(Figure scripts)

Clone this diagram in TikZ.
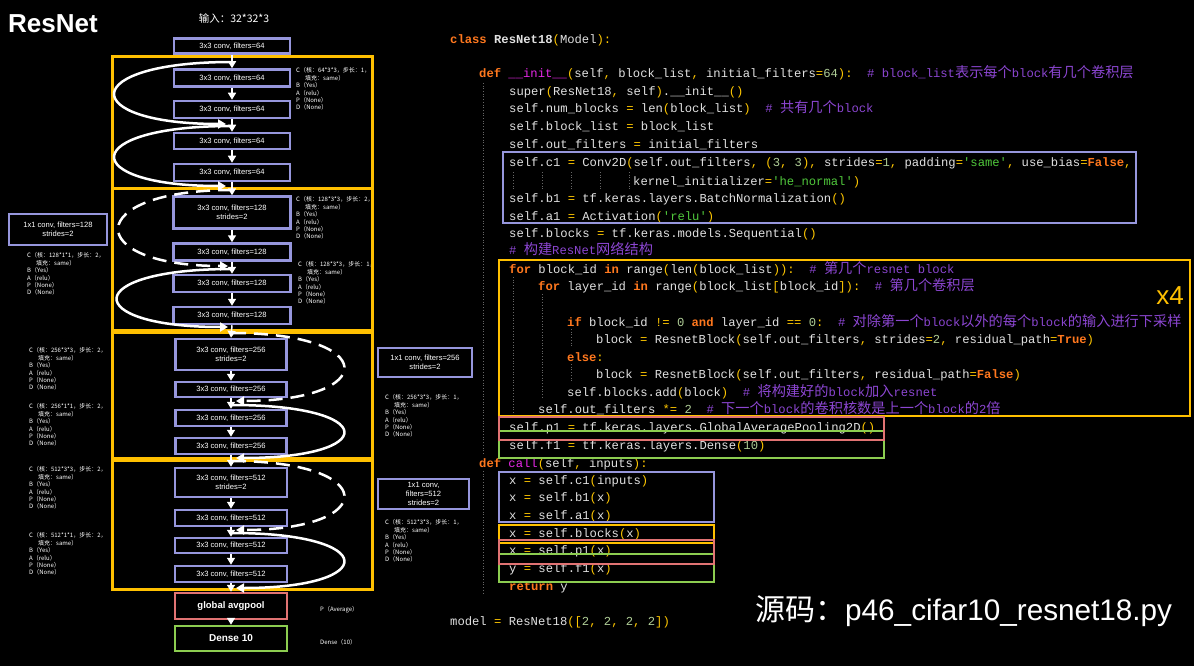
\documentclass[tikz,border=0pt]{standalone}
\usepackage{fontspec}
\setmainfont{Liberation Sans}
\setmonofont{Liberation Mono}
\newfontfamily\cjk{Noto Sans CJK SC}
\usetikzlibrary{arrows.meta}
\definecolor{purp}{RGB}{150,150,220}
\definecolor{orng}{RGB}{255,192,0}
\definecolor{redb}{RGB}{225,115,115}
\definecolor{grnb}{RGB}{140,205,80}
\definecolor{kwc}{RGB}{255,120,30}
\definecolor{ywc}{RGB}{255,200,0}
\definecolor{nmc}{RGB}{175,205,150}
\definecolor{stc}{RGB}{80,200,60}
\definecolor{ccmc}{RGB}{140,70,210}
\definecolor{mgc}{RGB}{230,40,230}
\definecolor{txc}{RGB}{225,225,225}
\newcommand\ckw[1]{\textcolor{kwc}{\textbf{#1}}}
\newcommand\cyw[1]{\textcolor{ywc}{#1}}
\newcommand\cnm[1]{\textcolor{nmc}{#1}}
\newcommand\cst[1]{\textcolor{stc}{#1}}
\newcommand\ccm[1]{\textcolor{ccmc}{#1}}
\newcommand\cmg[1]{\textcolor{mgc}{#1}}
\newcommand\zhc[1]{{\cjk\fontsize{14.2}{14}\selectfont #1}}
\tikzset{
  lbox/.style={draw=purp, line width=2.5pt, fill=black, text=white, align=center, inner sep=0pt,
    font=\fontsize{7.6}{9}\selectfont},
  frame/.style={draw=orng, line width=3pt},
  flow/.style={white, line width=1.5pt, -{Triangle[length=7pt,width=8pt]}},
  skip/.style={white, line width=2.5pt, -{Triangle[length=8pt,width=9pt]}},
  dskip/.style={skip, dash pattern=on 14pt off 8pt},
  ann/.style={anchor=north west, inner sep=0pt, align=left, text=white,
    font=\cjk\fontsize{6}{7.4}\selectfont},
  code/.style={anchor=base west, inner sep=0pt, text=txc, font=\ttfamily\fontsize{12.2}{14}\selectfont},
  guide/.style={draw=white!40!black, dotted, line width=0.7pt},
  cbox/.style={line width=2.5pt}
}
\begin{document}
\begin{tikzpicture}[x=1pt,y=-1pt]
\fill[black] (0,0) rectangle (1194,666);
\useasboundingbox (0,0) rectangle (1194,666);

% title
\node[text=white, font=\bfseries\fontsize{26}{28}\selectfont, inner sep=0pt] (title) at (53,24) {ResNet};
\node[text=white, font=\cjk\fontsize{10.5}{12}\selectfont, inner sep=0pt] (inp) at (234,18) {输入：32*32*3};

% annotations
\node[ann] (a1) at (296,67.5) {C（核：64*3*3，步长：1，\\\hspace*{9pt}填充：same）\\B（Yes）\\A（relu）\\P（None）\\D（None）};
\node[ann] (a2) at (296,196.5) {C（核：128*3*3，步长：2，\\\hspace*{9pt}填充：same）\\B（Yes）\\A（relu）\\P（None）\\D（None）};
\node[ann] (a3) at (27,252.5) {C（核：128*1*1，步长：2，\\\hspace*{9pt}填充：same）\\B（Yes）\\A（relu）\\P（None）\\D（None）};
\node[ann] (a4) at (298,261.5) {C（核：128*3*3，步长：1，\\\hspace*{9pt}填充：same）\\B（Yes）\\A（relu）\\P（None）\\D（None）};
\node[ann] (a5) at (29,347.5) {C（核：256*3*3，步长：2，\\\hspace*{9pt}填充：same）\\B（Yes）\\A（relu）\\P（None）\\D（None）};
\node[ann] (a6) at (29,403.5) {C（核：256*1*1，步长：2，\\\hspace*{9pt}填充：same）\\B（Yes）\\A（relu）\\P（None）\\D（None）};
\node[ann] (a7) at (385,394.5) {C（核：256*3*3，步长：1，\\\hspace*{9pt}填充：same）\\B（Yes）\\A（relu）\\P（None）\\D（None）};
\node[ann] (a8) at (29,466.5) {C（核：512*3*3，步长：2，\\\hspace*{9pt}填充：same）\\B（Yes）\\A（relu）\\P（None）\\D（None）};
\node[ann] (a9) at (29,532.5) {C（核：512*1*1，步长：2，\\\hspace*{9pt}填充：same）\\B（Yes）\\A（relu）\\P（None）\\D（None）};
\node[ann] (a10) at (385,519.5) {C（核：512*3*3，步长：1，\\\hspace*{9pt}填充：same）\\B（Yes）\\A（relu）\\P（None）\\D（None）};
\node[ann, anchor=west] (a11) at (320,610) {P（Average）};
\node[ann, anchor=west] (a12) at (320,642) {Dense（10）};

% frames
\draw[frame] (112,57) rectangle (372,188);
\draw[frame] (112,188) rectangle (372,330);
\draw[frame] (112,332) rectangle (372,458);
\draw[frame] (112,460) rectangle (372,589);

% boxes
\node[lbox, minimum width=116pt, minimum height=15pt] (b1) at (232,46) {3x3 conv, filters=64};
\node[lbox, minimum width=116pt, minimum height=17pt] (b2) at (232,78) {3x3 conv, filters=64};
\node[lbox, minimum width=116pt, minimum height=17pt] (b3) at (232,109.5) {3x3 conv, filters=64};
\node[lbox, minimum width=116pt, minimum height=16pt] (b4) at (232,141) {3x3 conv, filters=64};
\node[lbox, minimum width=116pt, minimum height=17pt] (b5) at (232,172.5) {3x3 conv, filters=64};
\node[lbox, minimum width=117pt, minimum height=32pt] (b6) at (232,212.5) {3x3 conv, filters=128\\strides=2};
\node[lbox, minimum width=117pt, minimum height=17pt] (b7) at (232,252) {3x3 conv, filters=128};
\node[lbox, minimum width=117pt, minimum height=17pt] (b8) at (232,283.5) {3x3 conv, filters=128};
\node[lbox, minimum width=117pt, minimum height=17pt] (b9) at (232,315.5) {3x3 conv, filters=128};
\node[lbox, minimum width=111pt, minimum height=31pt] (b10) at (231,354.5) {3x3 conv, filters=256\\strides=2};
\node[lbox, minimum width=111pt, minimum height=15pt] (b11) at (231,389.5) {3x3 conv, filters=256};
\node[lbox, minimum width=111pt, minimum height=16pt] (b12) at (231,418) {3x3 conv, filters=256};
\node[lbox, minimum width=111pt, minimum height=16pt] (b13) at (231,446) {3x3 conv, filters=256};
\node[lbox, minimum width=112pt, minimum height=29pt] (b14) at (231,482.5) {3x3 conv, filters=512\\strides=2};
\node[lbox, minimum width=112pt, minimum height=16pt] (b15) at (231,518) {3x3 conv, filters=512};
\node[lbox, minimum width=112pt, minimum height=15pt] (b16) at (231,545.5) {3x3 conv, filters=512};
\node[lbox, minimum width=112pt, minimum height=16pt] (b17) at (231,574) {3x3 conv, filters=512};
\node[lbox, draw=redb, minimum width=112pt, minimum height=26pt, font=\bfseries\fontsize{9.5}{11}\selectfont] (pool) at (231,606) {global avgpool};
\node[lbox, draw=grnb, minimum width=112pt, minimum height=25pt, font=\bfseries\fontsize{10}{12}\selectfont] (dense) at (231,638.5) {Dense 10};
\node[lbox, minimum width=98pt, minimum height=31pt] (s1) at (58,229.5) {1x1 conv, filters=128\\strides=2};
\node[lbox, minimum width=94pt, minimum height=29pt] (s2) at (425,362.5) {1x1 conv, filters=256\\strides=2};
\node[lbox, minimum width=91pt, minimum height=30pt] (s3) at (423.5,494) {1x1 conv,\\filters=512\\strides=2};

% flow arrows
\foreach \u/\v in {b1/b2,b2/b3,b3/b4,b4/b5,b5/b6,b6/b7,b7/b8,b8/b9,b9/b10,b10/b11,b11/b12,b12/b13,b13/b14,b14/b15,b15/b16,b16/b17,b17/pool,pool/dense}
  \draw[flow] (\u.south) -- (\v.north);

% skip connections
\coordinate (k1a) at (232,62);  \coordinate (k1b) at (226,124);
\coordinate (k2a) at (232,126); \coordinate (k2b) at (226,186);
\coordinate (k3a) at (232,190); \coordinate (k3b) at (228,266);
\coordinate (k4a) at (232,269); \coordinate (k4b) at (228,327);
\coordinate (k5a) at (232,333); \coordinate (k5b) at (236,401);
\coordinate (k6a) at (232,405); \coordinate (k6b) at (236,458);
\coordinate (k7a) at (232,461); \coordinate (k7b) at (236,530);
\coordinate (k8a) at (232,533); \coordinate (k8b) at (236,588);
\draw[skip] (k1a) .. controls (77,62) and (77,124) .. (k1b);
\draw[skip] (k2a) .. controls (77,126) and (77,186) .. (k2b);
\draw[dskip] (k3a) .. controls (82,190) and (82,266) .. (k3b);
\draw[skip] (k4a) .. controls (80,269) and (80,327) .. (k4b);
\draw[dskip] (k5a) .. controls (380,333) and (380,401) .. (k5b);
\draw[skip] (k6a) .. controls (380,405) and (380,458) .. (k6b);
\draw[dskip] (k7a) .. controls (380,461) and (380,530) .. (k7b);
\draw[skip] (k8a) .. controls (380,533) and (380,588) .. (k8b);

% code indent guides
\draw[guide] (483,83) -- (483,455);
\draw[guide] (513,277) -- (513,415);
\draw[guide] (542,294) -- (542,398);
\draw[guide] (571,329) -- (571,347);
\draw[guide] (571,364) -- (571,382);
\draw[guide] (483,471) -- (483,595);
\foreach \gx in {513,542,571,600,629} \draw[guide] (\gx,172) -- (\gx,189);

% code
\node[code] (c1) at (450,44) {\ckw{class} \textbf{ResNet18}\cyw{(}Model\cyw{):}};
\node[code] (c2) at (479,78) {\ckw{def} \cmg{\_\_init\_\_}\cyw{(}self\cyw{,} block\_list\cyw{,} initial\_filters\cyw{=}\cnm{64}\cyw{):}~~\ccm{\# block\_list\zhc{表示每个}block\zhc{有几个卷积层}}};
\node[code] (c3) at (509,96) {super\cyw{(}ResNet18\cyw{,} self\cyw{)}.\_\_init\_\_\cyw{()}};
\node[code] (c4) at (509,113) {self.num\_blocks \cyw{=} len\cyw{(}block\_list\cyw{)}~~\ccm{\# \zhc{共有几个}block}};
\node[code] (c5) at (509,131) {self.block\_list \cyw{=} block\_list};
\node[code] (c6) at (509,149) {self.out\_filters \cyw{=} initial\_filters};
\node[code] (c7) at (509,167) {self.c1 \cyw{=} Conv2D\cyw{(}self.out\_filters\cyw{,} \cyw{(}\cnm{3}\cyw{,} \cnm{3}\cyw{),} strides\cyw{=}\cnm{1}\cyw{,} padding\cyw{=}\cst{'same'}\cyw{,} use\_bias\cyw{=}\ckw{False}\cyw{,}};
\node[code] (c8) at (633,185) {kernel\_initializer\cyw{=}\cst{'he\_normal'}\cyw{)}};
\node[code] (c9) at (509,202) {self.b1 \cyw{=} tf.keras.layers.BatchNormalization\cyw{()}};
\node[code] (c10) at (509,220) {self.a1 \cyw{=} Activation\cyw{(}\cst{'relu'}\cyw{)}};
\node[code] (c11) at (509,237) {self.blocks \cyw{=} tf.keras.models.Sequential\cyw{()}};
\node[code] (c12) at (509,254) {\ccm{\# \zhc{构建}ResNet\zhc{网络结构}}};
\node[code] (c13) at (509,273) {\ckw{for} block\_id \ckw{in} range\cyw{(}len\cyw{(}block\_list\cyw{)):}~~\ccm{\# \zhc{第几个}resnet block}};
\node[code] (c14) at (538,290) {\ckw{for} layer\_id \ckw{in} range\cyw{(}block\_list\cyw{[}block\_id\cyw{]):}~~\ccm{\# \zhc{第几个卷积层}}};
\node[code] (c15) at (567,326) {\ckw{if} block\_id \cyw{!=} \cnm{0} \ckw{and} layer\_id \cyw{==} \cnm{0}\cyw{:}~~\ccm{\# \zhc{对除第一个}block\zhc{以外的每个}block\zhc{的输入进行下采样}}};
\node[code] (c16) at (596,343) {block \cyw{=} ResnetBlock\cyw{(}self.out\_filters\cyw{,} strides\cyw{=}\cnm{2}\cyw{,} residual\_path\cyw{=}\ckw{True}\cyw{)}};
\node[code] (c17) at (567,361) {\ckw{else}\cyw{:}};
\node[code] (c18) at (596,378) {block \cyw{=} ResnetBlock\cyw{(}self.out\_filters\cyw{,} residual\_path\cyw{=}\ckw{False}\cyw{)}};
\node[code] (c19) at (567,396) {self.blocks.add\cyw{(}block\cyw{)}~~\ccm{\# \zhc{将构建好的}block\zhc{加入}resnet}};
\node[code] (c20) at (538,413) {self.out\_filters \cyw{*=} \cnm{2}~~\ccm{\# \zhc{下一个}block\zhc{的卷积核数是上一个}block\zhc{的}2\zhc{倍}}};
\node[code] (c21) at (509,431) {self.p1 \cyw{=} tf.keras.layers.GlobalAveragePooling2D\cyw{()}};
\node[code] (c22) at (509,449) {self.f1 \cyw{=} tf.keras.layers.Dense\cyw{(}\cnm{10}\cyw{)}};
\node[code] (c23) at (479,467) {\ckw{def} \cmg{call}\cyw{(}self\cyw{,} inputs\cyw{):}};
\node[code] (c24) at (509,484) {x \cyw{=} self.c1\cyw{(}inputs\cyw{)}};
\node[code] (c25) at (509,501) {x \cyw{=} self.b1\cyw{(}x\cyw{)}};
\node[code] (c26) at (509,519) {x \cyw{=} self.a1\cyw{(}x\cyw{)}};
\node[code] (c27) at (509,537) {x \cyw{=} self.blocks\cyw{(}x\cyw{)}};
\node[code] (c28) at (509,554) {x \cyw{=} self.p1\cyw{(}x\cyw{)}};
\node[code] (c29) at (509,572) {y \cyw{=} self.f1\cyw{(}x\cyw{)}};
\node[code] (c30) at (509,590) {\ckw{return} y};
\node[code] (c31) at (450,625) {model \cyw{=} ResNet18\cyw{([}\cnm{2}\cyw{,} \cnm{2}\cyw{,} \cnm{2}\cyw{,} \cnm{2}\cyw{])}};

% code boxes
\draw[cbox, draw=purp] (503,152) rectangle (1136,223);
\draw[cbox, draw=orng] (499,260) rectangle (1190,416);
\draw[cbox, draw=grnb] (499,431) rectangle (884,458);
\draw[cbox, draw=redb] (499,417) rectangle (884,440);
\draw[cbox, draw=purp] (499,472) rectangle (714,522);
\draw[cbox, draw=orng] (499,525) rectangle (714,543);
\draw[cbox, draw=grnb] (499,554) rectangle (714,582);
\draw[cbox, draw=redb] (499,540) rectangle (714,564);

\node[text=orng, font=\fontsize{26}{28}\selectfont, inner sep=0pt] (x4) at (1170,296) {x4};
\node[text=white, anchor=west, inner sep=0pt] (src) at (755,611) {{\cjk\fontsize{30}{32}\selectfont 源码：}{\fontsize{29.7}{32}\selectfont p46\_cifar10\_resnet18.py}};
\end{tikzpicture}
\end{document}
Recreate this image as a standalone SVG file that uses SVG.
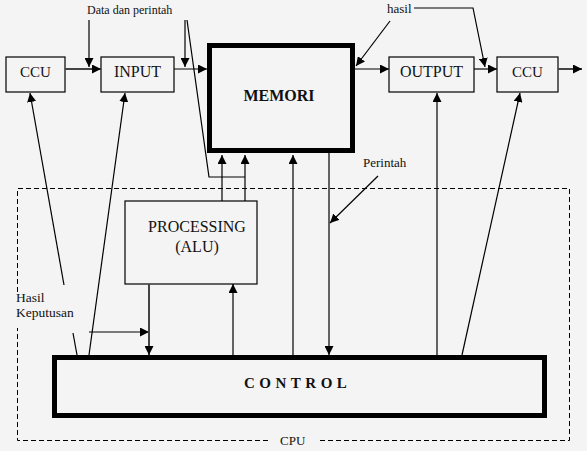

§ Goal
Write out exactly the opening lines of the data, stopping after the line that holds "inner sep=0pt] (inp)". Exclude pictures.

§ Answer
Clone this diagram in TikZ.
\documentclass[tikz,border=0pt]{standalone}
\usepackage{fontspec}
\setmainfont{Liberation Sans}
\setmonofont{Liberation Mono}
\newfontfamily\cjk{Noto Sans CJK SC}
\usetikzlibrary{arrows.meta}
\definecolor{purp}{RGB}{150,150,220}
\definecolor{orng}{RGB}{255,192,0}
\definecolor{redb}{RGB}{225,115,115}
\definecolor{grnb}{RGB}{140,205,80}
\definecolor{kwc}{RGB}{255,120,30}
\definecolor{ywc}{RGB}{255,200,0}
\definecolor{nmc}{RGB}{175,205,150}
\definecolor{stc}{RGB}{80,200,60}
\definecolor{ccmc}{RGB}{140,70,210}
\definecolor{mgc}{RGB}{230,40,230}
\definecolor{txc}{RGB}{225,225,225}
\newcommand\ckw[1]{\textcolor{kwc}{\textbf{#1}}}
\newcommand\cyw[1]{\textcolor{ywc}{#1}}
\newcommand\cnm[1]{\textcolor{nmc}{#1}}
\newcommand\cst[1]{\textcolor{stc}{#1}}
\newcommand\ccm[1]{\textcolor{ccmc}{#1}}
\newcommand\cmg[1]{\textcolor{mgc}{#1}}
\newcommand\zhc[1]{{\cjk\fontsize{14.2}{14}\selectfont #1}}
\tikzset{
  lbox/.style={draw=purp, line width=2.5pt, fill=black, text=white, align=center, inner sep=0pt,
    font=\fontsize{7.6}{9}\selectfont},
  frame/.style={draw=orng, line width=3pt},
  flow/.style={white, line width=1.5pt, -{Triangle[length=7pt,width=8pt]}},
  skip/.style={white, line width=2.5pt, -{Triangle[length=8pt,width=9pt]}},
  dskip/.style={skip, dash pattern=on 14pt off 8pt},
  ann/.style={anchor=north west, inner sep=0pt, align=left, text=white,
    font=\cjk\fontsize{6}{7.4}\selectfont},
  code/.style={anchor=base west, inner sep=0pt, text=txc, font=\ttfamily\fontsize{12.2}{14}\selectfont},
  guide/.style={draw=white!40!black, dotted, line width=0.7pt},
  cbox/.style={line width=2.5pt}
}
\begin{document}
\begin{tikzpicture}[x=1pt,y=-1pt]
\fill[black] (0,0) rectangle (1194,666);
\useasboundingbox (0,0) rectangle (1194,666);

% title
\node[text=white, font=\bfseries\fontsize{26}{28}\selectfont, inner sep=0pt] (title) at (53,24) {ResNet};
\node[text=white, font=\cjk\fontsize{10.5}{12}\selectfont, inner sep=0pt] (inp) at (234,18) {输入：32*32*3};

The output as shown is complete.